Advanced Strategies Enabled by the Calculator
Beyond basic projections, the calculator supports advanced strategies that senior planners often deploy:
- Downsizer contributions: Australians aged 55 and over can contribute up to AUD 300,000 from selling a primary residence. Entering this as a lump sum contribution (by adding it to the relevant year’s annual contribution) reveals how it boosts income.
- Spouse contribution splitting: If one partner approaches the transfer balance cap, reassigning concessional contributions to the other partner can keep both balances below the cap, preserving tax-free pension eligibility.
- Transition to retirement (TTR) strategies: For workers aged 60 and above, a TTR pension can supplement income while salary sacrificing more into super. Model this by increasing contributions but reducing years to retirement since the pension may commence earlier.
- Sequencing risk mitigation: Market downturns near retirement can erode balances. Use the risk profile drop-down to model conservative returns in the final five years, assessing whether extra contributions are necessary to maintain income.
Each of these strategies interacts with tax legislation. The calculator cannot enforce law but allows you to quantify the financial impact before seeking personalized advice. Once you identify promising scenarios, consult a licensed financial planner or refer to legislative detail on ATO’s site to confirm eligibility.
Integrating the Calculator into Annual Reviews
Superannuation planning is dynamic. Salary changes, market returns, and policy reforms all alter your retirement trajectory. Make the calculator part of your annual financial review by following this checklist:
- Update your exact year-end balance from your fund statement.
- Confirm employer contributions and any salary sacrifice arrangements for the coming year.
- Input any planned contribution cap maximisation strategies.
- Revisit your risk tolerance and adjust expected returns accordingly.
- Match your income target with the latest ASFA Retirement Standard figures.
- Run at least three scenarios (base, optimistic, stress) to ensure resilience.
Document the results so you can track whether adjustments are delivering progress. Over time, the compounding effect of disciplined contributions and informed risk management becomes evident, reinforcing good habits.

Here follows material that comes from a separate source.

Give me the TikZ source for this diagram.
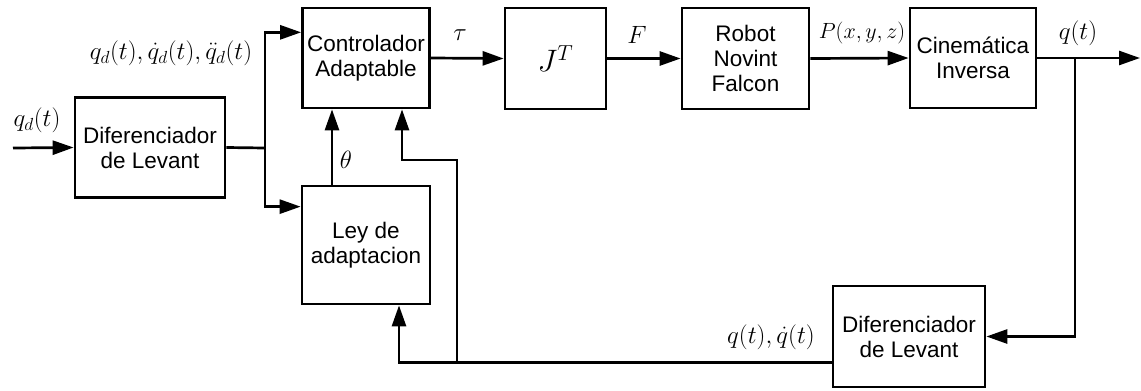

Frequently Asked Questions
How accurate is the calculator?
No deterministic calculator can predict markets, but using long-term average net returns and realistic contribution schedules yields a useful baseline. The tool’s sensitivity testing—altering returns, contributions, and retirement age—illustrates the range of possible outcomes. Pair the projection with conservative assumptions to avoid overcommitting to spending based on optimistic market expectations.
Should I include government Age Pension?
The calculator focuses on superannuation-driven income. If you expect to receive a part or full Age Pension, you can add that amount to the income target field, effectively modelling a lower required drawdown from super. Keep in mind the means test thresholds published by Services Australia, and monitor asset and income levels to ensure compliance.
What about fees and taxes?
The expected return field should be net of investment fees, administration costs, and contribution taxes. For example, if your fund reports a 7.2 percent gross return and households pay roughly 1 percent in combined fees and taxes, an expected net return of 6.2 percent is reasonable. Adjusting the return downward accounts for these drags without complicating the model.
Ultimately, the Australian super retirement income calculator empowers you to align savings behaviour with lifestyle goals. By regularly reviewing inputs, applying realistic assumptions, and referencing authoritative resources, you can steer your retirement plan with confidence.